Multi-view 3D face reconstruction with deep recurrent neural networks

Abstract

Image-based 3D face reconstruction has great potential in different areas, such as facial recognition, facial analysis, and facial animation. Due to the variations in image quality, single-image-based 3D face reconstruction might not be sufficient to accurately reconstruct a 3D face. To overcome this limitation, multi-view 3D face reconstruction uses multiple images of the same subject and aggregates complementary information for better accuracy. Though appealing, there are multiple challenges in practice. Among these challenges, the most significant is the difficulty to establish coherent and accurate correspondence among a set of images, especially when these images are captured under unconstrained in-the-wild condition. This work proposes a method, Deep Recurrent 3D FAce Reconstruction (DRFAR), to solve the task of multi-view 3D face reconstruction using a subspace representation of the 3D facial shape and a deep recurrent neural network that consists of both a deep convolutional neural network (DCNN) and a recurrent neural network (RNN). The DCNN disentangles the facial identity and the facial expression components for each single image independently, while the RNN fuses identity-related features from the DCNN and aggregates the identity specific contextual information, or the identity signal, from the whole set of images to estimate the facial identity parameter, which is robust to variations in image quality and is consistent over the whole set of images.
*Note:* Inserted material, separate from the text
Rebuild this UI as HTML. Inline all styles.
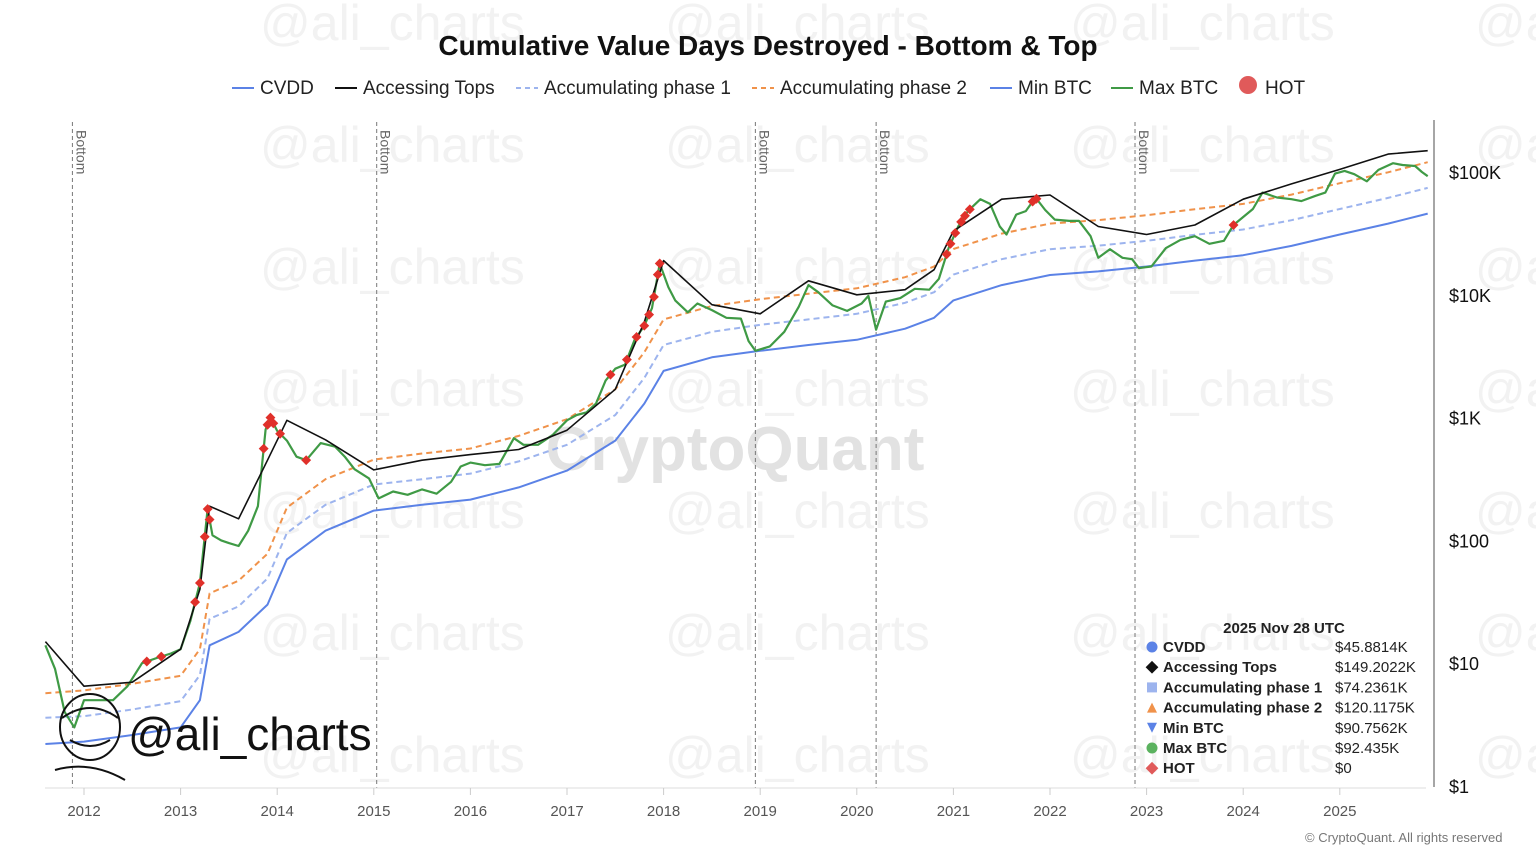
<!DOCTYPE html>
<html><head><meta charset="utf-8">
<style>
body{margin:0;width:1536px;height:864px;background:#fff;overflow:hidden;font-family:"Liberation Sans",Arial,sans-serif}
svg{position:absolute;left:0;top:0}
</style></head>
<body>
<svg id="chart" width="1536" height="864">
<g id="wm"></g>
<text x="735" y="470" font-size="62" font-weight="bold" fill="#cfcfcf" opacity="0.6" text-anchor="middle">CryptoQuant</text>
<text x="768" y="55" font-size="28" font-weight="bold" fill="#111" text-anchor="middle">Cumulative Value Days Destroyed - Bottom &amp; Top</text>
<g id="legend" font-size="19" fill="#222"></g>
<g id="grid"></g>
<g id="plot"></g>
<g id="axes"></g>
<text x="128" y="750" font-size="46" fill="#111">@ali_charts</text>
<g fill="none" stroke="#111" stroke-width="2">
<ellipse cx="90" cy="727" rx="30" ry="33"/><path d="M62 718 q28 -20 56 0 M70 740 q20 12 40 0 M55 770 q35 -10 70 10"/></g>
<g id="tip" font-size="15" font-weight="bold" fill="#222"></g>
<text x="1305" y="842" font-size="13" fill="#777">© CryptoQuant. All rights reserved</text>
</svg>
<script>
const NS='http://www.w3.org/2000/svg';
function el(tag,attrs,parent,text){const e=document.createElementNS(NS,tag);for(const k in attrs)e.setAttribute(k,attrs[k]);if(text!==undefined)e.textContent=text;parent.appendChild(e);return e;}
const xTicks=[2012,2013,2014,2015,2016,2017,2018,2019,2020,2021,2022,2023,2024,2025];
const yTicks=[1,10,100,1000,10000,100000];
const yTickLabels=['$1','$10','$100','$1K','$10K','$100K'];
const bottomDates=[2011.88,2015.03,2018.95,2020.2,2022.88];
const priceT=[2011.6,2011.7,2011.8,2011.9,2012.0,2012.15,2012.3,2012.45,2012.6,2012.75,2012.9,2013.0,2013.1,2013.2,2013.28,2013.33,2013.42,2013.5,2013.6,2013.7,2013.8,2013.88,2013.93,2014.0,2014.1,2014.2,2014.3,2014.45,2014.6,2014.7,2014.8,2014.95,2015.05,2015.2,2015.35,2015.5,2015.65,2015.8,2015.9,2016.0,2016.15,2016.3,2016.45,2016.55,2016.7,2016.85,2017.0,2017.1,2017.2,2017.3,2017.4,2017.5,2017.6,2017.7,2017.8,2017.88,2017.96,2018.05,2018.12,2018.25,2018.35,2018.5,2018.65,2018.8,2018.88,2018.95,2019.1,2019.25,2019.4,2019.5,2019.6,2019.75,2019.9,2020.05,2020.12,2020.2,2020.3,2020.45,2020.6,2020.75,2020.85,2020.95,2021.05,2021.15,2021.28,2021.38,2021.48,2021.55,2021.65,2021.75,2021.85,2021.95,2022.05,2022.2,2022.3,2022.42,2022.5,2022.62,2022.75,2022.85,2022.92,2023.05,2023.2,2023.35,2023.5,2023.65,2023.8,2023.9,2024.0,2024.1,2024.2,2024.35,2024.5,2024.6,2024.75,2024.85,2024.95,2025.05,2025.15,2025.28,2025.4,2025.55,2025.65,2025.78,2025.85,2025.91];
const priceV=[14,9,4,3,5,5,5,6.5,10,11,12,13,22,45,180,110,100,95,90,120,190,800,1000,780,650,480,450,620,580,480,380,320,220,250,235,260,240,300,400,430,410,420,680,600,600,720,950,1050,1100,1300,2000,2500,2700,4300,5600,7800,18000,11500,9000,7200,8500,7500,6500,6400,4200,3500,3800,5000,8000,12000,10500,8200,7400,8500,9800,5200,8800,9400,11200,11000,13500,24000,36000,48000,60000,55000,36000,31000,45000,48000,62000,49000,41000,40000,40000,30000,20000,23500,20000,19500,16500,17000,24000,28000,30000,26000,27500,37000,43000,50000,68000,62000,60000,58000,64000,68000,97000,102000,96000,84000,104000,118000,114000,112000,100000,92435];
const hotT=[2012.65,2012.8,2013.15,2013.2,2013.25,2013.28,2013.3,2013.86,2013.9,2013.93,2013.96,2014.03,2014.3,2017.45,2017.62,2017.72,2017.8,2017.85,2017.9,2017.94,2017.96,2020.93,2020.97,2021.02,2021.08,2021.12,2021.17,2021.82,2021.86,2023.9];
const lineT=[2011.6,2012.0,2012.5,2013.0,2013.2,2013.3,2013.6,2013.9,2014.1,2014.5,2015.0,2015.5,2016.0,2016.5,2017.0,2017.5,2017.8,2018.0,2018.5,2019.0,2019.5,2020.0,2020.5,2020.8,2021.0,2021.5,2022.0,2022.5,2023.0,2023.5,2024.0,2024.5,2025.0,2025.5,2025.91];
const cvdd=[2.2,2.3,2.6,3,5,14,18,30,70,120,175,195,215,270,370,650,1300,2400,3100,3500,3900,4300,5300,6500,9000,12000,14500,15500,17000,19000,21000,25000,31000,38000,45881];
const acc1=[3.6,3.7,4.2,4.9,8,23,29,49,115,195,285,315,350,440,600,1050,2100,3900,5000,5700,6300,7000,8600,10500,14600,19500,23500,25100,27500,30800,34000,40500,50000,61500,74236];
const acc2=[5.7,6,6.8,7.9,13,37,47,78,185,315,455,510,560,710,970,1700,3400,6300,8100,9200,10200,11300,13900,17000,23600,31500,38000,40600,44500,49800,55000,65500,81000,99500,120118];
const tops=[15,6.5,7,13,40,190,150,450,950,660,375,450,500,550,790,1700,6000,19000,8300,7000,13000,10000,11000,16000,33000,60000,65000,36000,31000,37000,60000,80000,105000,140000,149202];
const X0=84,PXY=96.6,Y0=786,PXD=122.8;
const xs=t=>X0+(t-2012)*PXY, ys=v=>Y0-Math.log10(v)*PXD;
const grid=document.getElementById('grid'),plot=document.getElementById('plot'),axes=document.getElementById('axes');
const wm=document.getElementById('wm');
for(let r=0;r<7;r++)for(let c=0;c<4;c++){
 const w=el('text',{x:260+c*405,y:40+r*122,'font-size':50,fill:'#f2f2f2'},wm,'@ali_charts');
 
 
}
bottomDates.forEach(d=>{
 const l=el('line',{x1:xs(d),x2:xs(d),y1:122,y2:788,stroke:'#777','stroke-dasharray':'4,3','stroke-width':1},grid);
 
 
 const t=el('text',{transform:`translate(${xs(d)+4},130) rotate(90)`,'font-size':14,fill:'#666'},grid,'Bottom');
 
 
});
function path(T,V,color,w,dash,name){
 const d=T.map((t,i)=>(i?'L':'M')+xs(t).toFixed(1)+','+ys(V[i]).toFixed(1)).join('');
 const p=el('path',{d:d,fill:'none',stroke:color,'stroke-width':w,'stroke-linejoin':'round'},plot);
 if(dash)p.setAttribute('stroke-dasharray',dash);
 
 
}
path(lineT,cvdd,'#5b82e6',2,null,'cvdd-line');
path(lineT,acc1,'#9db4ee',2,'6,4','accumulating-phase-1-line');
path(lineT,acc2,'#f0924a',2,'6,4','accumulating-phase-2-line');
path(priceT,priceV,'#3f9a45',2.2,null,'max-btc-line');
path(lineT,tops,'#111',1.6,null,'accessing-tops-line');
function priceAt(t){for(let i=1;i<priceT.length;i++){if(t<=priceT[i]){const f=(t-priceT[i-1])/(priceT[i]-priceT[i-1]);return Math.pow(10,Math.log10(priceV[i-1])+f*(Math.log10(priceV[i])-Math.log10(priceV[i-1])));}}return priceV[priceV.length-1];}
hotT.forEach(t=>{
 const x=xs(t),y=ys(priceAt(t));
 const r=el('rect',{x:x-3.5,y:y-3.5,width:7,height:7,fill:'#e0302a',transform:`rotate(45 ${x} ${y})`},plot);
 
 
});
const xa=el('line',{x1:45,x2:1426,y1:788,y2:788,stroke:'#ddd'},axes);


const ya=el('line',{x1:1434,x2:1434,y1:120,y2:787,stroke:'#888','stroke-width':1.5},axes);


xTicks.forEach(t=>{
 const tk=el('line',{x1:xs(t),x2:xs(t),y1:788,y2:795,stroke:'#ccc'},axes);
 
 
 const lb=el('text',{x:xs(t),y:816,'font-size':15,fill:'#555','text-anchor':'middle'},axes,String(t));
 
 
});
yTicks.forEach((v,i)=>{
 const lb=el('text',{x:1449,y:ys(v)+7,'font-size':18,fill:'#111'},axes,yTickLabels[i]);
 
 
});
const lg=document.getElementById('legend');
const legendItems=[['CVDD','#5b82e6',null,232],['Accessing Tops','#111',null,335],['Accumulating phase 1','#9db4ee','5,4',516],['Accumulating phase 2','#f0924a','5,4',752],['Min BTC','#5b82e6',null,990],['Max BTC','#3f9a45',null,1111]];
legendItems.forEach(it=>{
 const g=el('g',{},lg);
 
 
 const l=el('line',{x1:it[3],x2:it[3]+22,y1:88,y2:88,stroke:it[1],'stroke-width':2},g);
 if(it[2])l.setAttribute('stroke-dasharray',it[2]);
 el('text',{x:it[3]+28,y:94},g,it[0]);
});
const hg=el('g',{},lg);


el('circle',{cx:1248,cy:85,r:9,fill:'#e05a5a'},hg);
el('text',{x:1265,y:94},hg,'HOT');
const tip=document.getElementById('tip');
el('text',{x:1284,y:633,'text-anchor':'middle'},tip,'2025 Nov 28 UTC');
const rows=[['CVDD','$45.8814K','c','#5b82e6'],['Accessing Tops','$149.2022K','d','#111'],['Accumulating phase 1','$74.2361K','s','#9db4ee'],['Accumulating phase 2','$120.1175K','t','#f0924a'],['Min BTC','$90.7562K','v','#5b82e6'],['Max BTC','$92.435K','c','#5bb25f'],['HOT','$0','d','#e05a5a']];
rows.forEach((r,i)=>{
 const y=652+i*20.2;
 const g=el('g',{},tip);
 
 
 const cx=1152;
 if(r[2]=='c')el('circle',{cx:cx,cy:y-5,r:5.5,fill:r[3]},g);
 if(r[2]=='d')el('rect',{x:cx-4.5,y:y-9.5,width:9,height:9,fill:r[3],transform:`rotate(45 ${cx} ${y-5})`},g);
 if(r[2]=='s')el('rect',{x:cx-5,y:y-10,width:10,height:10,fill:r[3]},g);
 if(r[2]=='t')el('path',{d:`M${cx-5} ${y} L${cx+5} ${y} L${cx} ${y-10}Z`,fill:r[3]},g);
 if(r[2]=='v')el('path',{d:`M${cx-5} ${y-10} L${cx+5} ${y-10} L${cx} ${y}Z`,fill:r[3]},g);
 el('text',{x:1163,y:y},g,r[0]);
 el('text',{x:1335,y:y,'font-weight':'normal'},g,r[1]);
});
</script>
</body></html>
Experimental results indicate significant improvement over state-of-the-art in both the accuracy and the consistency of 3D face reconstruction. Moreover, face recognition results on IJB-A with the UR2D face recognition pipeline indicate that, compared to single-view 3D face reconstruction, the proposed multi-view 3D face reconstruction algorithm can improve the face identification accuracy of UR2D by two percentage points in Rank-1 identification rate.